WHAT IS BEING ASKED: Your task is to give the listing below back word for word, pictures excluded.

STORED DATA:
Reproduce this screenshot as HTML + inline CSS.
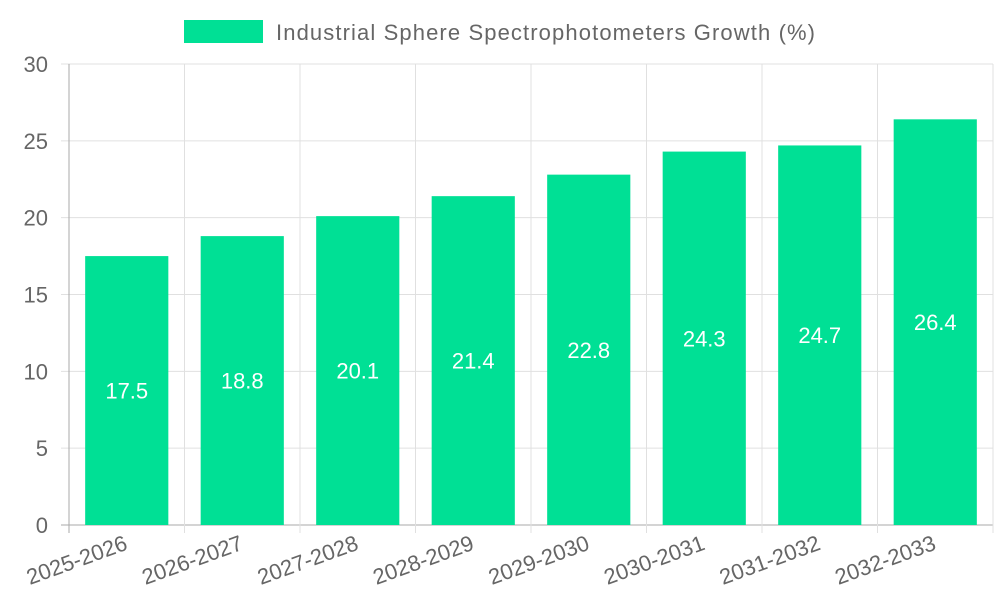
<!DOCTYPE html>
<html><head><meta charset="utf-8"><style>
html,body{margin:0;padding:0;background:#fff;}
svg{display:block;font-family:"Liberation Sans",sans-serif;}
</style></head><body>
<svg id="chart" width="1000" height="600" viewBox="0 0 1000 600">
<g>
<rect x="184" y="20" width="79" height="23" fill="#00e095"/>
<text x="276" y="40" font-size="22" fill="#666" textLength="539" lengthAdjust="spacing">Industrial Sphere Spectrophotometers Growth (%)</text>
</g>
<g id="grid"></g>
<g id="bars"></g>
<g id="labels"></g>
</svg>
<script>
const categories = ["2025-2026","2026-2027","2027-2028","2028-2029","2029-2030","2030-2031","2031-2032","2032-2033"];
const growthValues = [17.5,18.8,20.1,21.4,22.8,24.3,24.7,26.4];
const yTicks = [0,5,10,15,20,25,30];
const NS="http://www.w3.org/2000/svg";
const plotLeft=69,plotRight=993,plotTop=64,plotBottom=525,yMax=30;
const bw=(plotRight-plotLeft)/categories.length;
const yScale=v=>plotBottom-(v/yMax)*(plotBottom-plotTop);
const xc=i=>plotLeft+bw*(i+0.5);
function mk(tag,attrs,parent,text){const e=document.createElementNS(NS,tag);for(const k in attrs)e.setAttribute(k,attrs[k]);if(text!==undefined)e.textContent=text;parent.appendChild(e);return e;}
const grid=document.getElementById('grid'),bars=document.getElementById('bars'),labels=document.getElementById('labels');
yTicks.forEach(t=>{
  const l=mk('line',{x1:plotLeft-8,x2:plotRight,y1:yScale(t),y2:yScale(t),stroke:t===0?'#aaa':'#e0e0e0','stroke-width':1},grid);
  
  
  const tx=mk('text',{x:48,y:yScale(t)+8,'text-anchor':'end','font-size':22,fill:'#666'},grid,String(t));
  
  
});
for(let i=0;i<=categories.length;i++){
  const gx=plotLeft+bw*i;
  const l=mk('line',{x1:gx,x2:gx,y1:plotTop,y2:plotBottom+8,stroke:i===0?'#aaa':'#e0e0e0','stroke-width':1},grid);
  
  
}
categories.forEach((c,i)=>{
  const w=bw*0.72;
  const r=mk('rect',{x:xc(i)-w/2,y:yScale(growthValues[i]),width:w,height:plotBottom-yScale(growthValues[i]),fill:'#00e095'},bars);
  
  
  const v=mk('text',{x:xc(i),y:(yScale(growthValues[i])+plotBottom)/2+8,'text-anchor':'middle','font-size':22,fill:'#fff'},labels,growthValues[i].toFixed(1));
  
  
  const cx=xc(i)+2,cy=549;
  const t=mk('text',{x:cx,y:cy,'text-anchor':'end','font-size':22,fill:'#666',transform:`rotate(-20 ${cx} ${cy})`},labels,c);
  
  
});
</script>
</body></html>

SOLUTION:
Reproduce this screenshot as HTML + inline CSS.
<!DOCTYPE html>
<html><head><meta charset="utf-8"><style>
html,body{margin:0;padding:0;background:#fff;}
svg{display:block;font-family:"Liberation Sans",sans-serif;}
</style></head><body>
<svg id="chart" width="1000" height="600" viewBox="0 0 1000 600">
<g>
<rect x="184" y="20" width="79" height="23" fill="#00e095"/>
<text x="276" y="40" font-size="22" fill="#666" textLength="539" lengthAdjust="spacing">Industrial Sphere Spectrophotometers Growth (%)</text>
</g>
<g id="grid"></g>
<g id="bars"></g>
<g id="labels"></g>
</svg>
<script>
const categories = ["2025-2026","2026-2027","2027-2028","2028-2029","2029-2030","2030-2031","2031-2032","2032-2033"];
const growthValues = [17.5,18.8,20.1,21.4,22.8,24.3,24.7,26.4];
const yTicks = [0,5,10,15,20,25,30];
const NS="http://www.w3.org/2000/svg";
const plotLeft=69,plotRight=993,plotTop=64,plotBottom=525,yMax=30;
const bw=(plotRight-plotLeft)/categories.length;
const yScale=v=>plotBottom-(v/yMax)*(plotBottom-plotTop);
const xc=i=>plotLeft+bw*(i+0.5);
function mk(tag,attrs,parent,text){const e=document.createElementNS(NS,tag);for(const k in attrs)e.setAttribute(k,attrs[k]);if(text!==undefined)e.textContent=text;parent.appendChild(e);return e;}
const grid=document.getElementById('grid'),bars=document.getElementById('bars'),labels=document.getElementById('labels');
yTicks.forEach(t=>{
  const l=mk('line',{x1:plotLeft-8,x2:plotRight,y1:yScale(t),y2:yScale(t),stroke:t===0?'#aaa':'#e0e0e0','stroke-width':1},grid);
  
  
  const tx=mk('text',{x:48,y:yScale(t)+8,'text-anchor':'end','font-size':22,fill:'#666'},grid,String(t));
  
  
});
for(let i=0;i<=categories.length;i++){
  const gx=plotLeft+bw*i;
  const l=mk('line',{x1:gx,x2:gx,y1:plotTop,y2:plotBottom+8,stroke:i===0?'#aaa':'#e0e0e0','stroke-width':1},grid);
  
  
}
categories.forEach((c,i)=>{
  const w=bw*0.72;
  const r=mk('rect',{x:xc(i)-w/2,y:yScale(growthValues[i]),width:w,height:plotBottom-yScale(growthValues[i]),fill:'#00e095'},bars);
  
  
  const v=mk('text',{x:xc(i),y:(yScale(growthValues[i])+plotBottom)/2+8,'text-anchor':'middle','font-size':22,fill:'#fff'},labels,growthValues[i].toFixed(1));
  
  
  const cx=xc(i)+2,cy=549;
  const t=mk('text',{x:cx,y:cy,'text-anchor':'end','font-size':22,fill:'#666',transform:`rotate(-20 ${cx} ${cy})`},labels,c);
  
  
});
</script>
</body></html>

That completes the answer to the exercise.